24 September, 2007
I just got it!
I feel disgustingly triumphant at the moment. I was randomly reading Shadows of Ecstasy by Charles Williams (in what was unequivocally my spare time) and a watershed of realizations about Dante's Divine Comedy hit me all of a sudden.
This was provoked by the single quote, "that strange identification of Beatrice with Theology". It's amazing how much an appropriate line, read at the right time, can clarify and enrich an entire work of literature. I had had some hazy comprehension of this interpretation back when I was first reading it, but the ramifications of this simple "identification" never seemed this clear before.

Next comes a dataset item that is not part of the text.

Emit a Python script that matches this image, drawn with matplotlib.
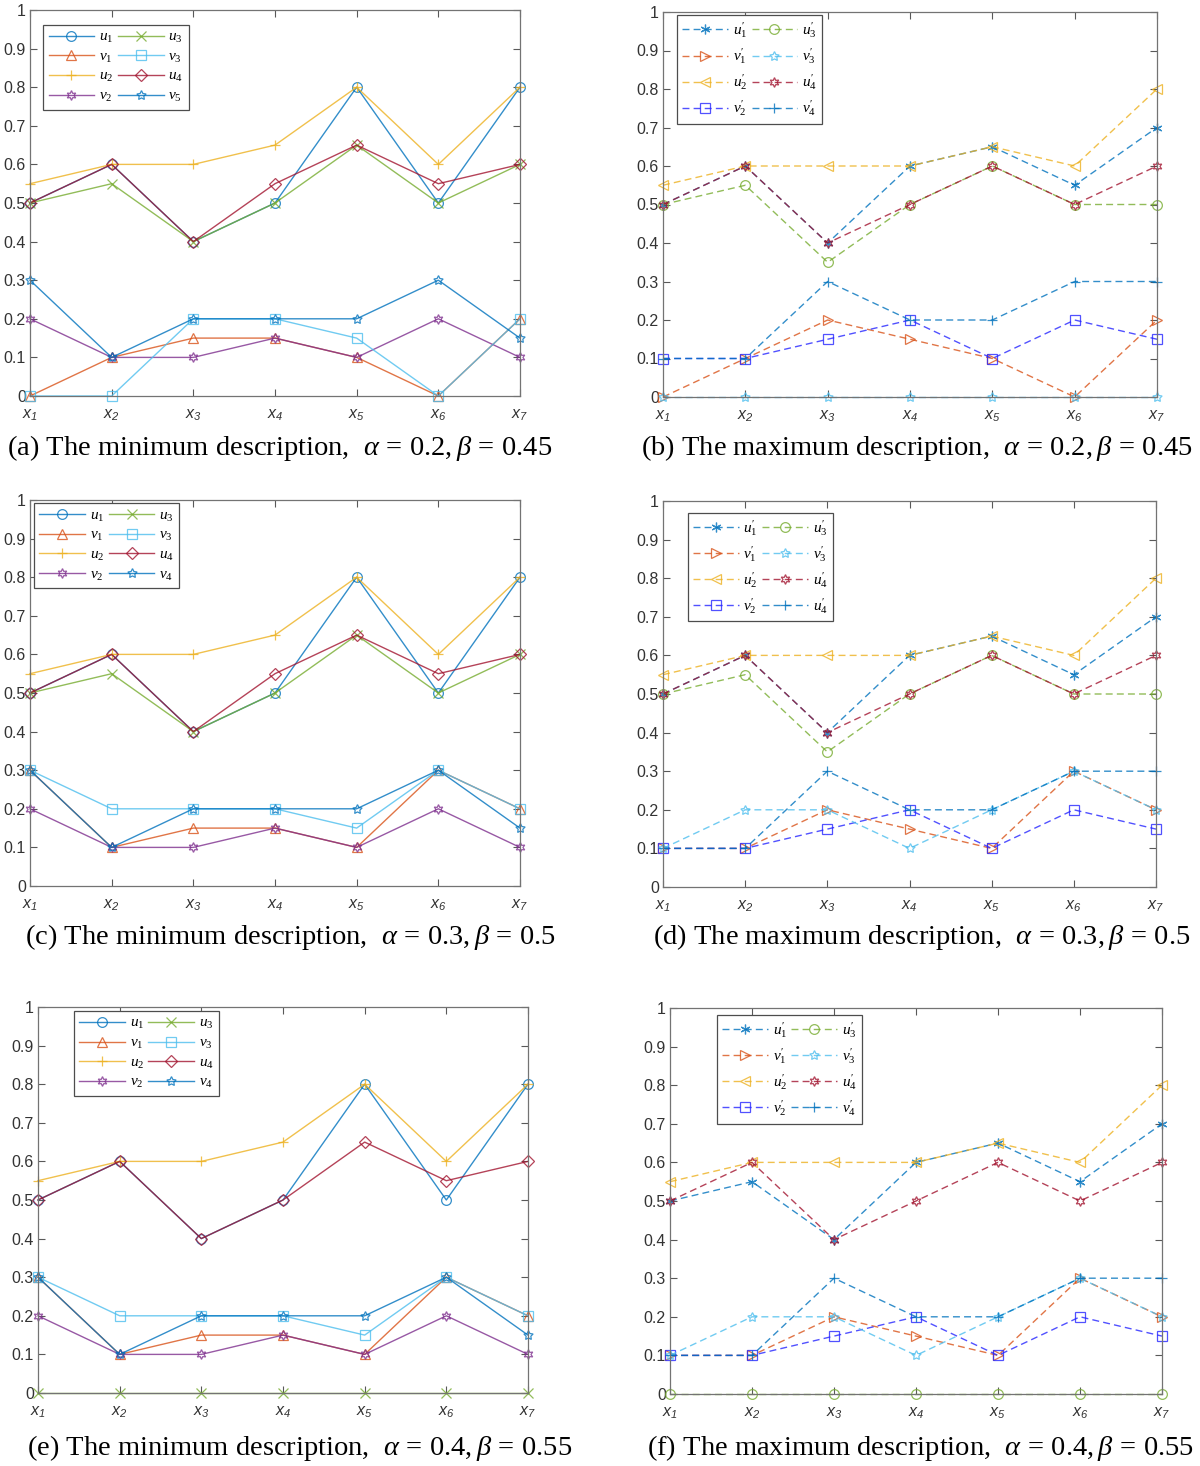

I don't remember enough about the epic to back up my general ideas with a profusion of specific examples. But I do remember what is probably the most widely-known fact about the poem, namely, Beatrice's and Virgil's respective roles as Dante's guides throughout the afterlife.
In the arduous journey through hell Dante's guide is Virgil - a virtuous pagan who can nonetheless not move out of the outer (non-punishing) circle of hell. Virgil, who has been guided only by human reason in his pursuit of virtue throughout life, can only take Dante so far. He can discover through reason the necessity of punishment for those who are wicked on earth. The justice of hell is comprehensible and clear to Virgil's mind, as is the punishment in Purgatory.
Mercy is not so apparently comprehensible. Theology - the study of God and His relation to the world - presupposes revelation, and it is this Theology in the form of Beatrice, that reveals to Dante the beauty of a mercy which cannot be understood by unaided reason. Beatrice must show Dante the intended relation of mankind to God, a relation that culminates in an intimacy with the perfection of the very virtue which Virgil so consistently sought.
This development could go far beyond this; I'm only barely scratching the surface here. I can't wait to re-read the Comedy for my literature class.